[BEGIN]

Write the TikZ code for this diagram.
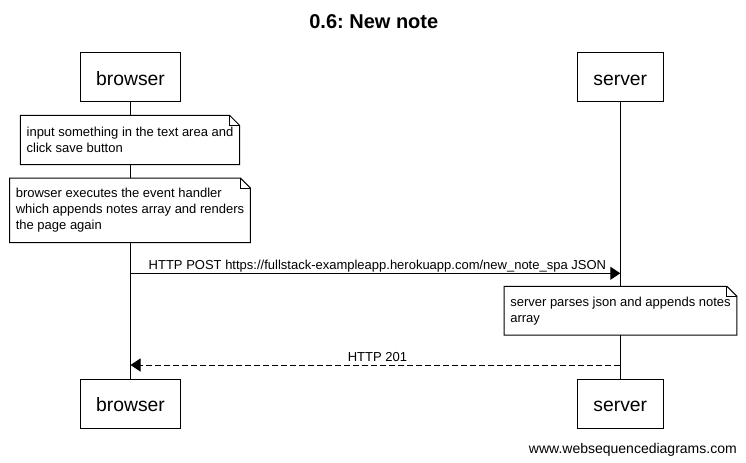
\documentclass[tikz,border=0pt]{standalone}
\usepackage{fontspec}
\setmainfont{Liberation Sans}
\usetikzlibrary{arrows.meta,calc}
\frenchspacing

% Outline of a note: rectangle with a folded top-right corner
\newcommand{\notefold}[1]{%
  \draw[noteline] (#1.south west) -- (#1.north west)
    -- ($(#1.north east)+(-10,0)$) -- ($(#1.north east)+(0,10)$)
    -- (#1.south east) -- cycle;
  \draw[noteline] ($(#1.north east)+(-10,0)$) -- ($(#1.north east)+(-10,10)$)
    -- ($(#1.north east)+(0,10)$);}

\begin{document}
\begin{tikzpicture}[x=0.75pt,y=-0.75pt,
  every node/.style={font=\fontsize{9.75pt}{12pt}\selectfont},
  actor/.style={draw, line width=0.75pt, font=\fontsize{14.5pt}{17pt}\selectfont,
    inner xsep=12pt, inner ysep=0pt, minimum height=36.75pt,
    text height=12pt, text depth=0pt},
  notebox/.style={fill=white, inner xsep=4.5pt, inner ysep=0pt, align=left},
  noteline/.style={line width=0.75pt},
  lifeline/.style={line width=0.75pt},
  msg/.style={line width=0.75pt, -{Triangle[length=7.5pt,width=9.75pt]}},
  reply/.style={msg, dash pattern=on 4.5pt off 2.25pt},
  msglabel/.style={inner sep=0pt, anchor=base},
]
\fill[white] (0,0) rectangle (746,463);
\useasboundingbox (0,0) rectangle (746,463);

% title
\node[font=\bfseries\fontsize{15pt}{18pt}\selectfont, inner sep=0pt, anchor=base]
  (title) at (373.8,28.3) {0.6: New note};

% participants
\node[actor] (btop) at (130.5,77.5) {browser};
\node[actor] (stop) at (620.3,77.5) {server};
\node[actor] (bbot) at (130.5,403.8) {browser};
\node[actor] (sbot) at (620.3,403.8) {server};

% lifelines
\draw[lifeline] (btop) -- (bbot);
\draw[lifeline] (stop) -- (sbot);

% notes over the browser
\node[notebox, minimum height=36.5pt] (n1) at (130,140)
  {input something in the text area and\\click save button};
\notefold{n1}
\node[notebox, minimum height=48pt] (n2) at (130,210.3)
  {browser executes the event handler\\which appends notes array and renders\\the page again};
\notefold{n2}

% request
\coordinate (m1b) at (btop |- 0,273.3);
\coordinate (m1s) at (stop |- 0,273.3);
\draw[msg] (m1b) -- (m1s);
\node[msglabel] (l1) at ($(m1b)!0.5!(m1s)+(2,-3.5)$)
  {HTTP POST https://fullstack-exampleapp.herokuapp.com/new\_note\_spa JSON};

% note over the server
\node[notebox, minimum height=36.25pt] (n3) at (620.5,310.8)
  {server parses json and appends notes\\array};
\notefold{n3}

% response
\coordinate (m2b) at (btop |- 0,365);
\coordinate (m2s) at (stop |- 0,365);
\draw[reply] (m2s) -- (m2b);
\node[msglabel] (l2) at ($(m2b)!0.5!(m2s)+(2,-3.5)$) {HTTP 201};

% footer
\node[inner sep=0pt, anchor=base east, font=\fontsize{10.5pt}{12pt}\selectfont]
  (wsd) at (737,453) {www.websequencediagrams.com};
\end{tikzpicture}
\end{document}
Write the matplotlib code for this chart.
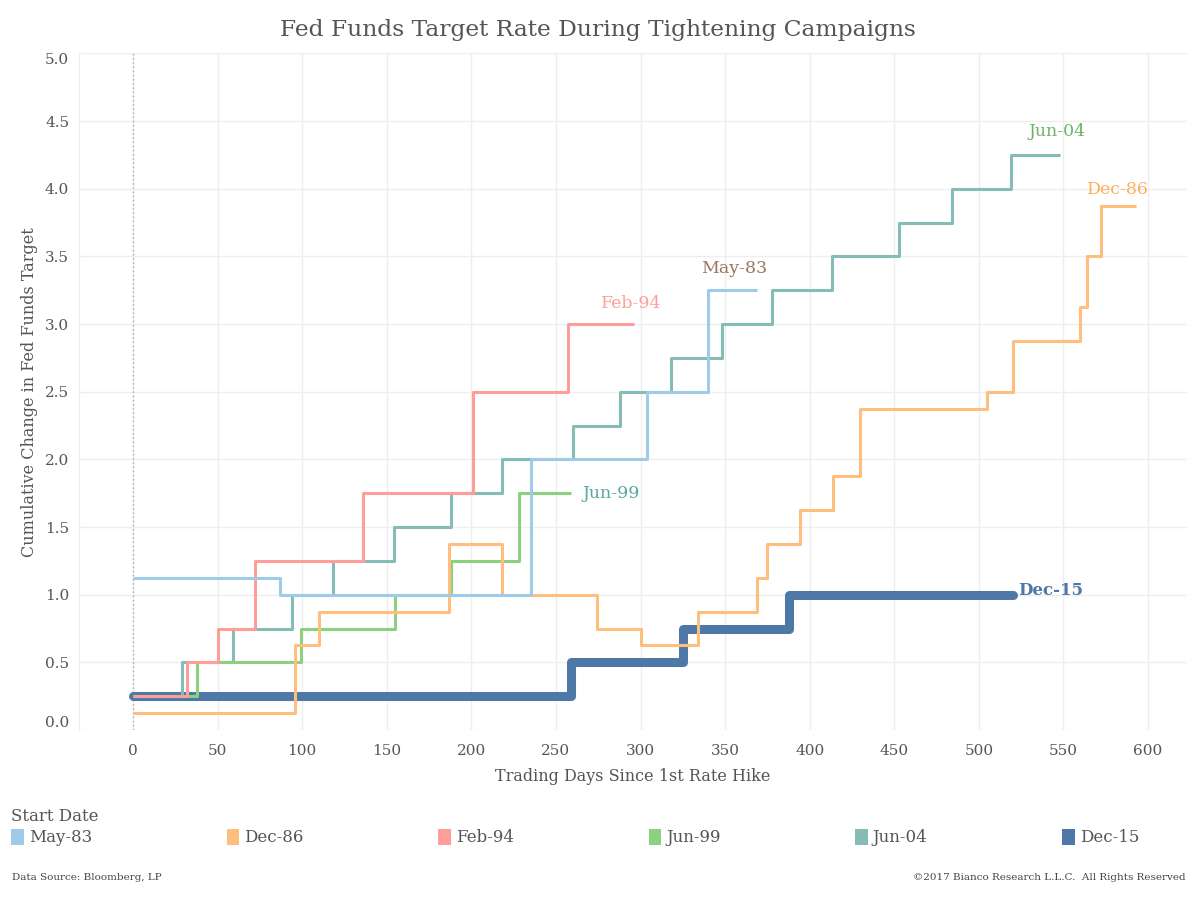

[END]

## What is required
Leave out the pictures and repeat everything else in the records exactly.

## Solved exercise
Write the TikZ code for this diagram.
\documentclass[tikz,border=0pt]{standalone}
\usepackage{fontspec}
\setmainfont{Liberation Sans}
\usetikzlibrary{arrows.meta,calc}
\frenchspacing

% Outline of a note: rectangle with a folded top-right corner
\newcommand{\notefold}[1]{%
  \draw[noteline] (#1.south west) -- (#1.north west)
    -- ($(#1.north east)+(-10,0)$) -- ($(#1.north east)+(0,10)$)
    -- (#1.south east) -- cycle;
  \draw[noteline] ($(#1.north east)+(-10,0)$) -- ($(#1.north east)+(-10,10)$)
    -- ($(#1.north east)+(0,10)$);}

\begin{document}
\begin{tikzpicture}[x=0.75pt,y=-0.75pt,
  every node/.style={font=\fontsize{9.75pt}{12pt}\selectfont},
  actor/.style={draw, line width=0.75pt, font=\fontsize{14.5pt}{17pt}\selectfont,
    inner xsep=12pt, inner ysep=0pt, minimum height=36.75pt,
    text height=12pt, text depth=0pt},
  notebox/.style={fill=white, inner xsep=4.5pt, inner ysep=0pt, align=left},
  noteline/.style={line width=0.75pt},
  lifeline/.style={line width=0.75pt},
  msg/.style={line width=0.75pt, -{Triangle[length=7.5pt,width=9.75pt]}},
  reply/.style={msg, dash pattern=on 4.5pt off 2.25pt},
  msglabel/.style={inner sep=0pt, anchor=base},
]
\fill[white] (0,0) rectangle (746,463);
\useasboundingbox (0,0) rectangle (746,463);

% title
\node[font=\bfseries\fontsize{15pt}{18pt}\selectfont, inner sep=0pt, anchor=base]
  (title) at (373.8,28.3) {0.6: New note};

% participants
\node[actor] (btop) at (130.5,77.5) {browser};
\node[actor] (stop) at (620.3,77.5) {server};
\node[actor] (bbot) at (130.5,403.8) {browser};
\node[actor] (sbot) at (620.3,403.8) {server};

% lifelines
\draw[lifeline] (btop) -- (bbot);
\draw[lifeline] (stop) -- (sbot);

% notes over the browser
\node[notebox, minimum height=36.5pt] (n1) at (130,140)
  {input something in the text area and\\click save button};
\notefold{n1}
\node[notebox, minimum height=48pt] (n2) at (130,210.3)
  {browser executes the event handler\\which appends notes array and renders\\the page again};
\notefold{n2}

% request
\coordinate (m1b) at (btop |- 0,273.3);
\coordinate (m1s) at (stop |- 0,273.3);
\draw[msg] (m1b) -- (m1s);
\node[msglabel] (l1) at ($(m1b)!0.5!(m1s)+(2,-3.5)$)
  {HTTP POST https://fullstack-exampleapp.herokuapp.com/new\_note\_spa JSON};

% note over the server
\node[notebox, minimum height=36.25pt] (n3) at (620.5,310.8)
  {server parses json and appends notes\\array};
\notefold{n3}

% response
\coordinate (m2b) at (btop |- 0,365);
\coordinate (m2s) at (stop |- 0,365);
\draw[reply] (m2s) -- (m2b);
\node[msglabel] (l2) at ($(m2b)!0.5!(m2s)+(2,-3.5)$) {HTTP 201};

% footer
\node[inner sep=0pt, anchor=base east, font=\fontsize{10.5pt}{12pt}\selectfont]
  (wsd) at (737,453) {www.websequencediagrams.com};
\end{tikzpicture}
\end{document}
Write the matplotlib code for this chart.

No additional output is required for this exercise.